Stated problem:
Go through the listing and copy each line with the string "image".

Dataset records:

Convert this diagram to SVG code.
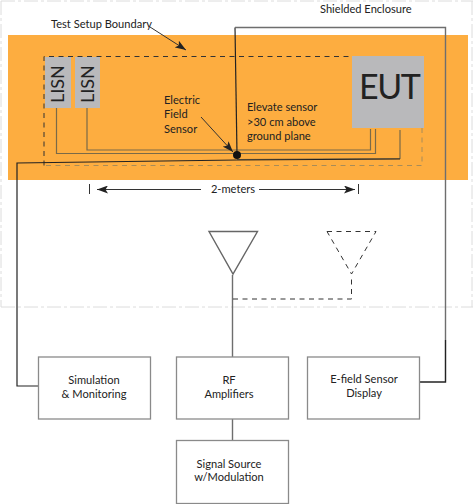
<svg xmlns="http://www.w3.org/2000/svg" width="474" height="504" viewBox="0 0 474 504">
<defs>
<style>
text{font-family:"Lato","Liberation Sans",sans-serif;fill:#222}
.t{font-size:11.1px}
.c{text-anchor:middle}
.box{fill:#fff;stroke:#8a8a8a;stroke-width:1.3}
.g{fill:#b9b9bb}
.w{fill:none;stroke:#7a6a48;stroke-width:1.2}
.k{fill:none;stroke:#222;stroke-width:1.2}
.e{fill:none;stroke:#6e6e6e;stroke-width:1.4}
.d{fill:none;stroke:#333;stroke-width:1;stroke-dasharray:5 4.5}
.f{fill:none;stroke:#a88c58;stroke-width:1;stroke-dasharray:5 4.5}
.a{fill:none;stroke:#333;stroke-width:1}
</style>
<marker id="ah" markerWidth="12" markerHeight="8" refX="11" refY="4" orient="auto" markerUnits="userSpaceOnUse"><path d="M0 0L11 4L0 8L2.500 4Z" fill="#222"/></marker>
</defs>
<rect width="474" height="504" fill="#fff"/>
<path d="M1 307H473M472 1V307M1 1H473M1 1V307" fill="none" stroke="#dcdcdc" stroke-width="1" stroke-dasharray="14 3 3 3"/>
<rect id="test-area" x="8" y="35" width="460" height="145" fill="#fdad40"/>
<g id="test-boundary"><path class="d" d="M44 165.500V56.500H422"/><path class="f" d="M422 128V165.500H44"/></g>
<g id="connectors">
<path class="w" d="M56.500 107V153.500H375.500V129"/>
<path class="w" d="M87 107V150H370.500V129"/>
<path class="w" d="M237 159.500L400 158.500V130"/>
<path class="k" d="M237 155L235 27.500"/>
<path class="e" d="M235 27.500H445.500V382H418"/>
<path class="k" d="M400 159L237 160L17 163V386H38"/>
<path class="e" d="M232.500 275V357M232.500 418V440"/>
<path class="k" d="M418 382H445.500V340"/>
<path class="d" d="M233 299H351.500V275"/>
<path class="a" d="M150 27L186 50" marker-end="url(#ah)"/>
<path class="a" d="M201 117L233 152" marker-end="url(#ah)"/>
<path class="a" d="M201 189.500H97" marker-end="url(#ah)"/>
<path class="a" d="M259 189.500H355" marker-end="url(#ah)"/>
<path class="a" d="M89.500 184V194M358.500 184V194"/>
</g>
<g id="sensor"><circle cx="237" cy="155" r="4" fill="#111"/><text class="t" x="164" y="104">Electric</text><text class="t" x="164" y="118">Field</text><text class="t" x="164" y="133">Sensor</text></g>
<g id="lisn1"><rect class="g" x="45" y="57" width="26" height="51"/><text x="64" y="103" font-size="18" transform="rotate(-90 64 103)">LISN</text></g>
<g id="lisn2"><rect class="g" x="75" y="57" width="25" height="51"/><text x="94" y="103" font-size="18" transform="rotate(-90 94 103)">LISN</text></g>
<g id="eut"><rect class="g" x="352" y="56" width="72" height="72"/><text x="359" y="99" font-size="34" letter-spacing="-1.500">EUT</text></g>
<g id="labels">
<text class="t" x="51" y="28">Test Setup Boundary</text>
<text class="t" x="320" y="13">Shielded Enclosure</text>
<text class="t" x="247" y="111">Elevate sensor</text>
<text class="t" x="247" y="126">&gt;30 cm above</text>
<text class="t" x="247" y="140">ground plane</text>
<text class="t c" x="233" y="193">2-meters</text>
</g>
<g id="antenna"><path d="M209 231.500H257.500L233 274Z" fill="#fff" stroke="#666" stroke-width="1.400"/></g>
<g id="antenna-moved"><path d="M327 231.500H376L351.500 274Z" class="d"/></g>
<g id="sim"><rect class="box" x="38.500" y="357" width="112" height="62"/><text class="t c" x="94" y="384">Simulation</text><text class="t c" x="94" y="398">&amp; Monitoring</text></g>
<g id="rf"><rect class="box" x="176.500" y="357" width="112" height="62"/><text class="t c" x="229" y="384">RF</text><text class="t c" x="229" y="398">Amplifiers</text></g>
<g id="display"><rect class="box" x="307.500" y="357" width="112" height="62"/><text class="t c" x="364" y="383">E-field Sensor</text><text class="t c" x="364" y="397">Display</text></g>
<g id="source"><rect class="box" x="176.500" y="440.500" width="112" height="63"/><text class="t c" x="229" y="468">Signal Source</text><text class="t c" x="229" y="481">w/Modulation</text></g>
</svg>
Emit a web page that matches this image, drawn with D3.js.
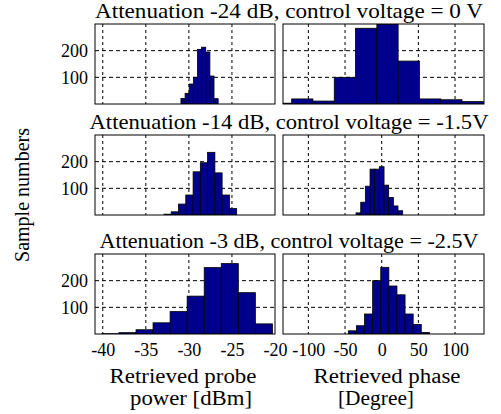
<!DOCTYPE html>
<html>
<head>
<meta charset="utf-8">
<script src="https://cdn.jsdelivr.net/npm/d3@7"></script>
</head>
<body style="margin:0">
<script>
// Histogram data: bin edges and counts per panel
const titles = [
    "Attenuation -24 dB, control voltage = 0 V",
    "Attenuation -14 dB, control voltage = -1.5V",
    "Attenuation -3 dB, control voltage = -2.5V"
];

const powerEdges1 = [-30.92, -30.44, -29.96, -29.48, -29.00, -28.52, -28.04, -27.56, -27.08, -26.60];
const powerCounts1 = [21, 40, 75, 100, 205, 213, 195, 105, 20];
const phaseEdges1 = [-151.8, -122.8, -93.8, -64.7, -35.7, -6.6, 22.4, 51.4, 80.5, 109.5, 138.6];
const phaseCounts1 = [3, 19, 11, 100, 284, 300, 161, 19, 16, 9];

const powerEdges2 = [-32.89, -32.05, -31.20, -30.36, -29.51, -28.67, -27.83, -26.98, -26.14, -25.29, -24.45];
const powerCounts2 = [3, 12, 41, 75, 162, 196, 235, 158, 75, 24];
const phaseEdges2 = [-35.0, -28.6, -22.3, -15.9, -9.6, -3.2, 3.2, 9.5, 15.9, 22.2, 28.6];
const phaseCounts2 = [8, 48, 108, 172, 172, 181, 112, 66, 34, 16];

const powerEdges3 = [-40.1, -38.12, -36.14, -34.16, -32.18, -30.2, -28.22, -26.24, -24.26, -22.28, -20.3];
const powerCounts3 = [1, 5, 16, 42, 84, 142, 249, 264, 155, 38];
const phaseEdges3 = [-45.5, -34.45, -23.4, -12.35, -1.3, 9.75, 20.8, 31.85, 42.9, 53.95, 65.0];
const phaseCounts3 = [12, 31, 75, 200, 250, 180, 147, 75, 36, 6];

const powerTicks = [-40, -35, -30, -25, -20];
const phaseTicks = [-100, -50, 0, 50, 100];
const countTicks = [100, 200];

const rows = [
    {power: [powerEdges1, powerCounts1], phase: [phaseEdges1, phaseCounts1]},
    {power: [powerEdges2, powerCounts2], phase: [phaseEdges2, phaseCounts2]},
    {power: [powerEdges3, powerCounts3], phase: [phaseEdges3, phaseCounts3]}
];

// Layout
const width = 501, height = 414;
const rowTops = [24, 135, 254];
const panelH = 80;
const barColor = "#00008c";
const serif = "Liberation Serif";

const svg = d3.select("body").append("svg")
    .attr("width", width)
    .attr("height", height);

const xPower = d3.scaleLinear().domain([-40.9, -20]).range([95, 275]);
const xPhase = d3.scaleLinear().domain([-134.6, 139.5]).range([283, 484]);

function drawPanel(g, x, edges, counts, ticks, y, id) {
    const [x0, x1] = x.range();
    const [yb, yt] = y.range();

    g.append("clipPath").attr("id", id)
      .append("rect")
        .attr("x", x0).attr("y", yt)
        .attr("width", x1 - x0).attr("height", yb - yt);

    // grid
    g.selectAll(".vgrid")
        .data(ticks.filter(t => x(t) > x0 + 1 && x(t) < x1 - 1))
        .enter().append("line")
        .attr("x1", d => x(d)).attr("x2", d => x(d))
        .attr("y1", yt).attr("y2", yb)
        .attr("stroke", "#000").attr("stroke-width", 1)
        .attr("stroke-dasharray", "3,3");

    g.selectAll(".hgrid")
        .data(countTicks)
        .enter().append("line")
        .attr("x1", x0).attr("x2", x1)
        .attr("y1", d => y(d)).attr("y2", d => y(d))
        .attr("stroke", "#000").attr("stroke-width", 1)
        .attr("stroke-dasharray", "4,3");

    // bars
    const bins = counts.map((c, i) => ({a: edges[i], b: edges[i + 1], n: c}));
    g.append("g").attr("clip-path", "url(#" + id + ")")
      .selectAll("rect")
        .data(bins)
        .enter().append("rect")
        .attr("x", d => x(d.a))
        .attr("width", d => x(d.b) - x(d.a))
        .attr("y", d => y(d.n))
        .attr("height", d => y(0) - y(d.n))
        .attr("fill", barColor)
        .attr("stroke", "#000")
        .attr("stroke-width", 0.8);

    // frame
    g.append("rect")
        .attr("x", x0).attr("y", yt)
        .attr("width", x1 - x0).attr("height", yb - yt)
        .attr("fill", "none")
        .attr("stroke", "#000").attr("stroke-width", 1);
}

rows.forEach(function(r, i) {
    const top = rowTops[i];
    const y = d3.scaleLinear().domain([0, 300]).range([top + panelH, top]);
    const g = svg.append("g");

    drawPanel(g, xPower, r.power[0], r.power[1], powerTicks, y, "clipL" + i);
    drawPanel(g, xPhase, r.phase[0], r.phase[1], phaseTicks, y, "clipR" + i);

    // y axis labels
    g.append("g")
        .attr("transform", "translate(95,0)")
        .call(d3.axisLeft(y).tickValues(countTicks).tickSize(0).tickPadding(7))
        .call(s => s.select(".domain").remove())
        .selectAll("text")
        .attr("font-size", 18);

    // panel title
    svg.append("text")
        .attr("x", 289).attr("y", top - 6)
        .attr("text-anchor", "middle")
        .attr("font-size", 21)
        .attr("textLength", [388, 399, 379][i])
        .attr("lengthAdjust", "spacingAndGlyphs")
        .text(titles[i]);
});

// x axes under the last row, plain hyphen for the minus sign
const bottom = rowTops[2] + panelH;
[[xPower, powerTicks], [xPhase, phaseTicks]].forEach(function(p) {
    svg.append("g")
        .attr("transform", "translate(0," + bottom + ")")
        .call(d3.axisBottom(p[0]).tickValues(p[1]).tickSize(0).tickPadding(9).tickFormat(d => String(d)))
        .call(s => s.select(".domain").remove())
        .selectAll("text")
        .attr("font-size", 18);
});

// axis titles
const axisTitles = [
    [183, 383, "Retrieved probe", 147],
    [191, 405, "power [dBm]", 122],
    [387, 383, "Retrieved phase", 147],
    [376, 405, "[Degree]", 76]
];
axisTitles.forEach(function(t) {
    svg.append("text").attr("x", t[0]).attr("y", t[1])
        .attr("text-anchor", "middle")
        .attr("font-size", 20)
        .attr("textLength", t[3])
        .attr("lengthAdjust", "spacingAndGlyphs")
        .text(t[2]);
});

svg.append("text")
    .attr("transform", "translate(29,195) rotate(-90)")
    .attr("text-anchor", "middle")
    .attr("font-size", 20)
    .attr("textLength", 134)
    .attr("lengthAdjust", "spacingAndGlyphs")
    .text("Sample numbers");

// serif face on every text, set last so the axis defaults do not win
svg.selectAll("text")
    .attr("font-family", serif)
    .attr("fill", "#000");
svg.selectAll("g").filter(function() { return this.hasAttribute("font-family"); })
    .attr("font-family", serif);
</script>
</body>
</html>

---

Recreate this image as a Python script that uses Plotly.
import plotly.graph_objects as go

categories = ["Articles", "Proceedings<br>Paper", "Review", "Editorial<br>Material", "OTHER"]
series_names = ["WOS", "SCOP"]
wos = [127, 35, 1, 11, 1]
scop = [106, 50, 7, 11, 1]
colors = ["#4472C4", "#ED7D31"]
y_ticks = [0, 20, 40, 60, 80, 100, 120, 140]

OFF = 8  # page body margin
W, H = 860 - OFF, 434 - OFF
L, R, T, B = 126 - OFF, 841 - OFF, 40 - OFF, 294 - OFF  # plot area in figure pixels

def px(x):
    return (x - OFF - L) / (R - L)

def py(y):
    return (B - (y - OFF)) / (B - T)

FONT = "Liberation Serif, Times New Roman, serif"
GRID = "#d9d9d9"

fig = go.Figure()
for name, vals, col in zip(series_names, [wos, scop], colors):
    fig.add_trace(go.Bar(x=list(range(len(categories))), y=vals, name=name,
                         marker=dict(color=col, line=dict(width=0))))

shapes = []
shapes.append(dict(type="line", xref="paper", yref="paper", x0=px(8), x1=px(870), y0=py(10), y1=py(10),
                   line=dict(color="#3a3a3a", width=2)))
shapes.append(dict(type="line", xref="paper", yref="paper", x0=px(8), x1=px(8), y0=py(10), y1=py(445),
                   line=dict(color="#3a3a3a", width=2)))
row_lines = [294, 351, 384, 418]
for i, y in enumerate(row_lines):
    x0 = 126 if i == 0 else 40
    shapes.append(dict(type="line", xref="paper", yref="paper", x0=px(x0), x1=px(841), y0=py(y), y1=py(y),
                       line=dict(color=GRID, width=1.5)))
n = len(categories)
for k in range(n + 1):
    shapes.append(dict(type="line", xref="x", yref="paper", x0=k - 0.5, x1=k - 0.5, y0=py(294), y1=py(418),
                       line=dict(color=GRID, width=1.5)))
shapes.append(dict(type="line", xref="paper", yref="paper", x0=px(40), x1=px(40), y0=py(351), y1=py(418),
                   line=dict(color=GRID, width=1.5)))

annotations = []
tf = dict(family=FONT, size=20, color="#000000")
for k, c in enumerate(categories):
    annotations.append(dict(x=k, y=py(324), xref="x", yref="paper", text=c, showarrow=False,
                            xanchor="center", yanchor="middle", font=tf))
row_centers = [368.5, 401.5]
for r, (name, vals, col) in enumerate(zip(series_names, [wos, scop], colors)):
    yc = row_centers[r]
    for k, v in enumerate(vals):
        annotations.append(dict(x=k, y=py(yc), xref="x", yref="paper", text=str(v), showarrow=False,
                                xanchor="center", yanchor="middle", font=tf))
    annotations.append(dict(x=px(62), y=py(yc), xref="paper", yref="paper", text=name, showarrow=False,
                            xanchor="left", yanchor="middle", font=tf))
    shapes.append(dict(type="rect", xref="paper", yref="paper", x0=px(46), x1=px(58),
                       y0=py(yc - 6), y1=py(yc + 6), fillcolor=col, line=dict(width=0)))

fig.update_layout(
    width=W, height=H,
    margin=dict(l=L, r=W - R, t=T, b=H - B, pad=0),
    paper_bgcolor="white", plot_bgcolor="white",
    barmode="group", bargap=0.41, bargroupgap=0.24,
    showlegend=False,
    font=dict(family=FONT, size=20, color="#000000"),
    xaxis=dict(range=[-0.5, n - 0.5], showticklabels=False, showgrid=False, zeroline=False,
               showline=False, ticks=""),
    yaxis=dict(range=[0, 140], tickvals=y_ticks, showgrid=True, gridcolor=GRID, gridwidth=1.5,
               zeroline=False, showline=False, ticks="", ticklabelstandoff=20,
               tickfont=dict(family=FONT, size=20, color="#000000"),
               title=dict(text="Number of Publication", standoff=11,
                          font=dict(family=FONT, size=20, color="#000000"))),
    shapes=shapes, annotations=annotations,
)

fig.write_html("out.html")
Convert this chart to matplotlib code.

...

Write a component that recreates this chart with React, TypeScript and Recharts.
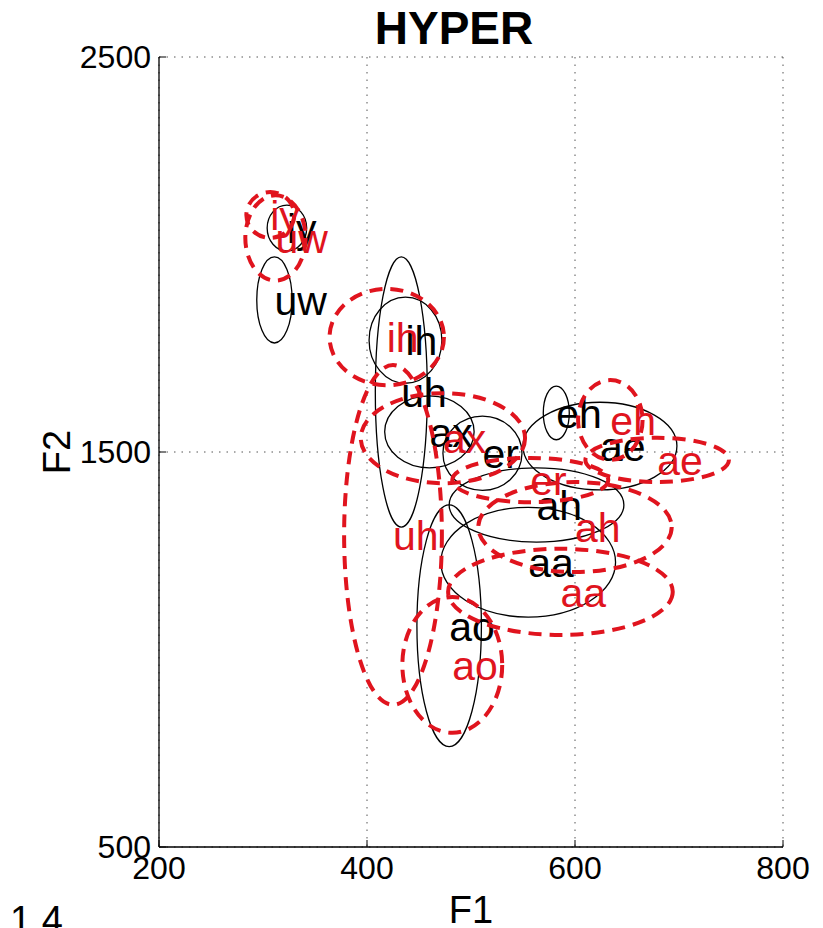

Full output:
Emit a web page that matches this image, drawn with D3.js.
Recreate this image as a Python script that uses Plotly.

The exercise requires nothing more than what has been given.